RCS challenges SMS dominance in business messaging
Rich Communication Services is moving from innovation to mainstream.
The future of business messaging may no longer rest with SMS. Rich Communication Services (RCS) is rapidly gaining ground, promising richer customer experiences, higher engagement rates, and stronger security — a combination that is turning it into a credible challenger to the decades-old text format.
“RCS for business is a pretty strong channel for businesses to communicate and engage with customers,” said Neil Patwardhan, Senior Vice President, Sales, APAC at Sinch.
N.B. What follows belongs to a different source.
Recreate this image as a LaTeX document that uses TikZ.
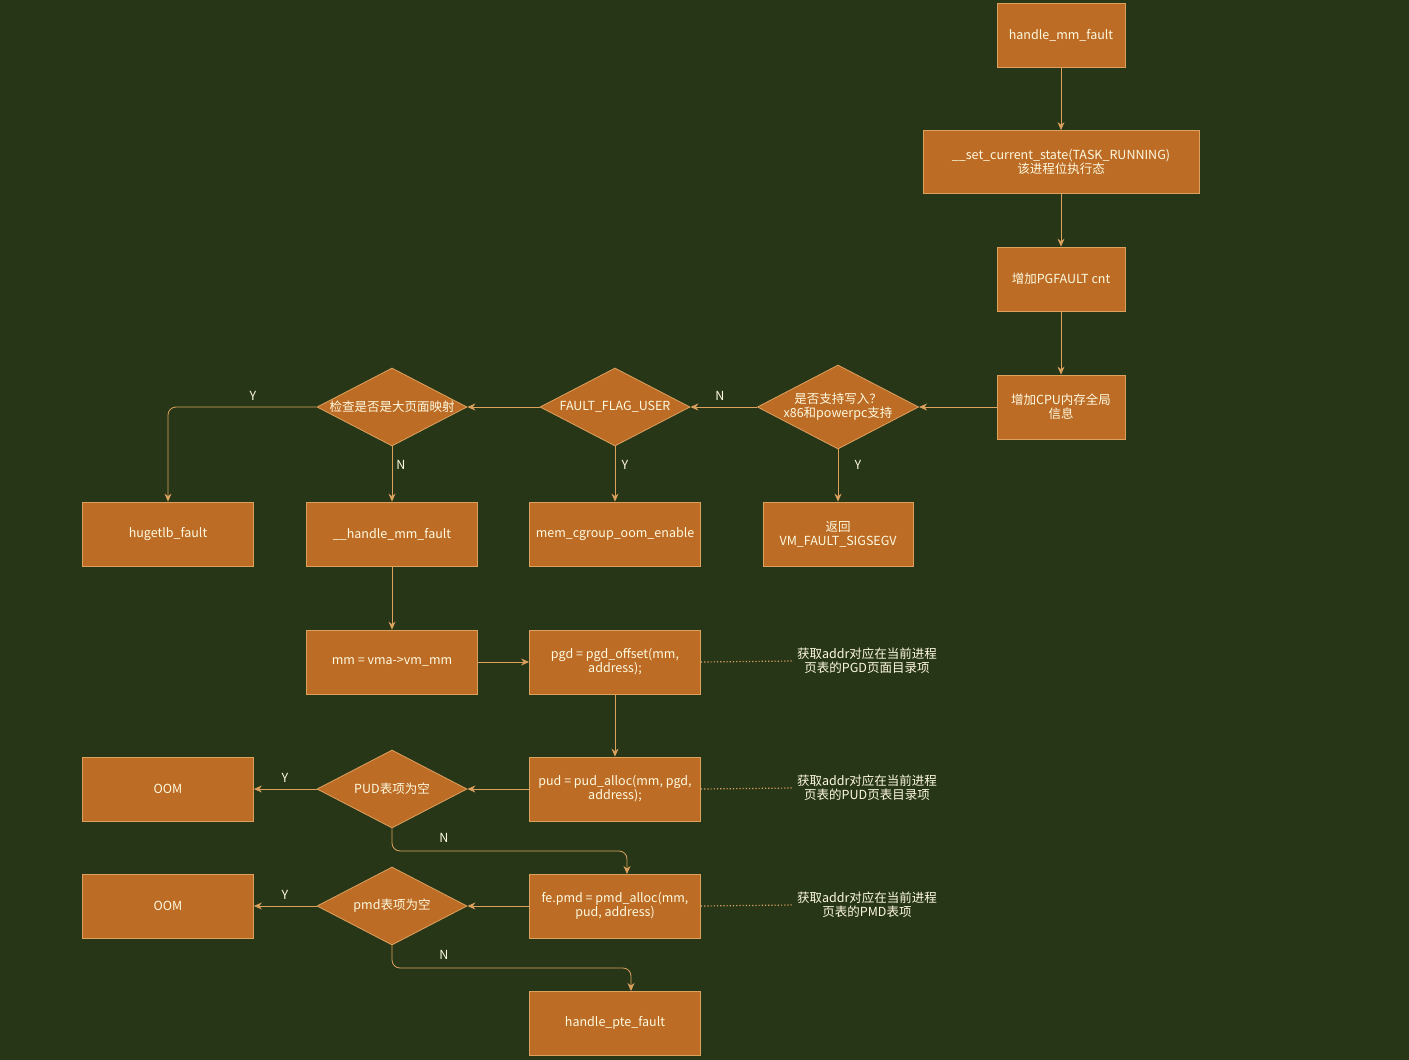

He added that adoption is now scaling across regions, as Google, Apple and telecom operators integrate the technology. “It brings almost WhatsApp-like functionality in terms of driving conversation between brands and consumers across a variety of different use cases, from marketing to customer care to operational alerts.”
For Amrat Singh, Director at CUTS International, the shift is structural. “RCS is seen as game changing because it transforms traditional SMS into a rich, interactive and branded communication channel, and that also all within the phone's native messaging app,” he said. Unlike SMS, he added, RCS supports “images, video carousels, quick reply buttons and tap to action features,” offering businesses app-like experiences without requiring customers to download new platforms.
Adoption has been fastest in sectors where communication is frequent and time-sensitive. Patwardhan pointed to retail and e-commerce using RCS for marketing campaigns and package tracking, while Singh cited banking, travel and telecoms, which have reported “20-30% higher click through rates in detail promotions and faster adoption of digital boarding passes in the travel industry, and then improved fraud prevention engagement in banking.”
The engagement uplift is significant. Patwardhan said one European client saw “a 42% increase in customer engagement… three times higher in terms of the click rate and a 10% increase in redirections.” Singh noted that “RCS campaigns consistently achieve click through rates that are three to 1010, times higher than SMS, because customers can browse, confirm or even complete a purchase directly within the message.”
The long-term issue, however, is whether RCS can truly replace SMS at scale. Analysts forecast the RCS market could exceed US$25 billion by 2030, powered by AI-driven personalisation, embedded payments, and enhanced fraud protection.